Property and Equipment


Property and equipment are recorded at cost, less accumulated depreciation. Depreciation is provided for using straight-line methods over the estimated useful lives of the respective assets, usually three to seven years.

Valuation of Long-Lived Assets

We periodically evaluate long-lived assets for impairment whenever events or changes in circumstances indicate that the carrying value of an asset may not be recoverable. If the estimated future cash flows (undiscounted and without interest charges) from the use of an asset were less than the carrying value, a write-down would be recorded to reduce the related asset to its estimated fair value. We do not believe that there has been any impairment to long-lived assets as of December 31, 2019 and 2018.

Off-Balance Sheet Arrangements

We do not have any off-balance sheet arrangements as defined in Regulation S-K Item 303(a)(4).

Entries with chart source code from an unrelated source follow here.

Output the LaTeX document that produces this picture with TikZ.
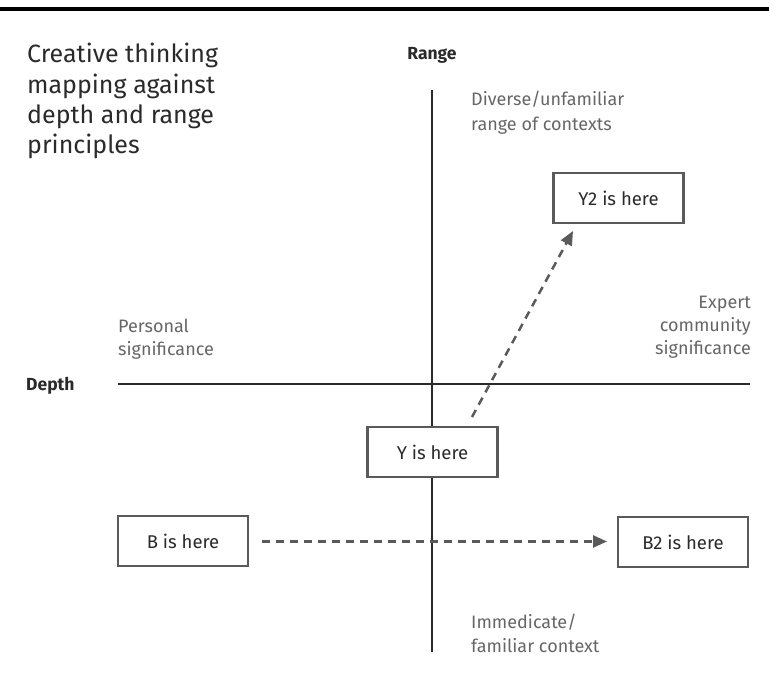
\documentclass[tikz,border=0pt]{standalone}
\usepackage{fontspec}
\setmainfont{Fira Sans}
\usetikzlibrary{arrows.meta}
\definecolor{txtgray}{HTML}{666666}
\definecolor{boxgray}{HTML}{5A5A5A}
\definecolor{dark}{HTML}{2A2A2A}
\begin{document}
\begin{tikzpicture}[x=1pt,y=-1pt,
  axis/.style={line width=2.5pt, draw=dark},
  herebox/.style={draw=boxgray, line width=2.5pt, minimum width=130pt, minimum height=50pt, inner sep=0pt, font=\fontsize{18.5}{22}\selectfont, text=dark},
  lbl/.style={inner sep=0pt, font=\fontsize{18}{22}\selectfont, text=txtgray},
  ttl/.style={inner sep=0pt, anchor=base west, font=\fontsize{25}{30}\selectfont, text=dark},
  axlbl/.style={inner sep=0pt, font=\bfseries\fontsize{17.5}{21}\selectfont, text=dark},
  move/.style={draw=boxgray, line width=2.5pt, dash pattern=on 8pt off 6pt, -{Triangle[length=14pt,width=12pt]}}
]
\useasboundingbox (0,0) rectangle (769,685);
\draw[line width=4pt, draw=black] (0,9) -- (769,9);
% title
\node[ttl] (t1) at (27,63) {Creative thinking};
\node[ttl] (t2) at (27,93) {mapping against};
\node[ttl] (t3) at (27,123) {depth and range};
\node[ttl] (t4) at (27,153) {principles};
% axes
\coordinate (vtop) at (432,90);
\coordinate (vbot) at (432,652);
\coordinate (hl) at (118,384);
\coordinate (hr) at (750,384);
\draw[axis] (vtop) -- (vbot);
\draw[axis] (hl) -- (hr);
\node[axlbl, anchor=base] (range) at (432,60) {Range};
\node[axlbl, anchor=base west] (depth) at (26,390) {Depth};
% labels
\node[lbl, anchor=base west] (div1) at (471,106) {Diverse/unfamiliar};
\node[lbl, anchor=base west] (div2) at (471,130) {range of contexts};
\node[lbl, anchor=base west] (per1) at (118,332) {Personal};
\node[lbl, anchor=base west] (per2) at (118,355) {significance};
\node[lbl, anchor=base east] (exp1) at (751,308) {Expert};
\node[lbl, anchor=base east] (exp2) at (751,331) {community};
\node[lbl, anchor=base east] (exp3) at (751,354) {significance};
\node[lbl, anchor=base west] (imm1) at (471,628) {Immedicate/};
\node[lbl, anchor=base west] (imm2) at (471,652) {familiar context};
% boxes
\node[herebox, fill=white] (Y) at (432.5,452) {Y is here};
\node[herebox] (Y2) at (618.5,198) {Y2 is here};
\node[herebox] (B) at (183,541) {B is here};
\node[herebox] (B2) at (683,542) {B2 is here};
% arrows
\coordinate (ys) at (472,417);
\coordinate (yt) at (573,231);
\draw[move] (ys) -- (yt);
\coordinate (bs) at (262,541.5);
\coordinate (bt) at (607,541.5);
\draw[move] (bs) -- (bt);
\end{tikzpicture}
\end{document}
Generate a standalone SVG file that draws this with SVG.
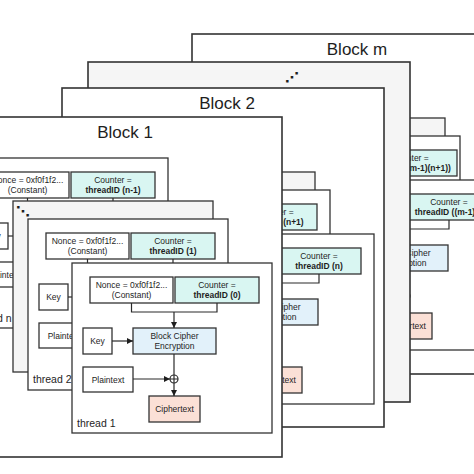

Recent Accounting Pronouncements

(See "Recently Issued Accounting Pronouncements" in Note 2 of Notes to the Consolidated Financial Statements.)

Management's Plans

Our plan is to continue to grow our business through the opening of additional strategic locations, and to actively promote the franchising side of our business. During the next twelve months we anticipate incurring costs related to (i) filing of Exchange Act reports; and, (ii) operating our businesses. We will require additional operating capital to maintain and continue operations. We will need to raise additional capital through debt or equity financing, and there is no assurance we will be able to raise the necessary capital.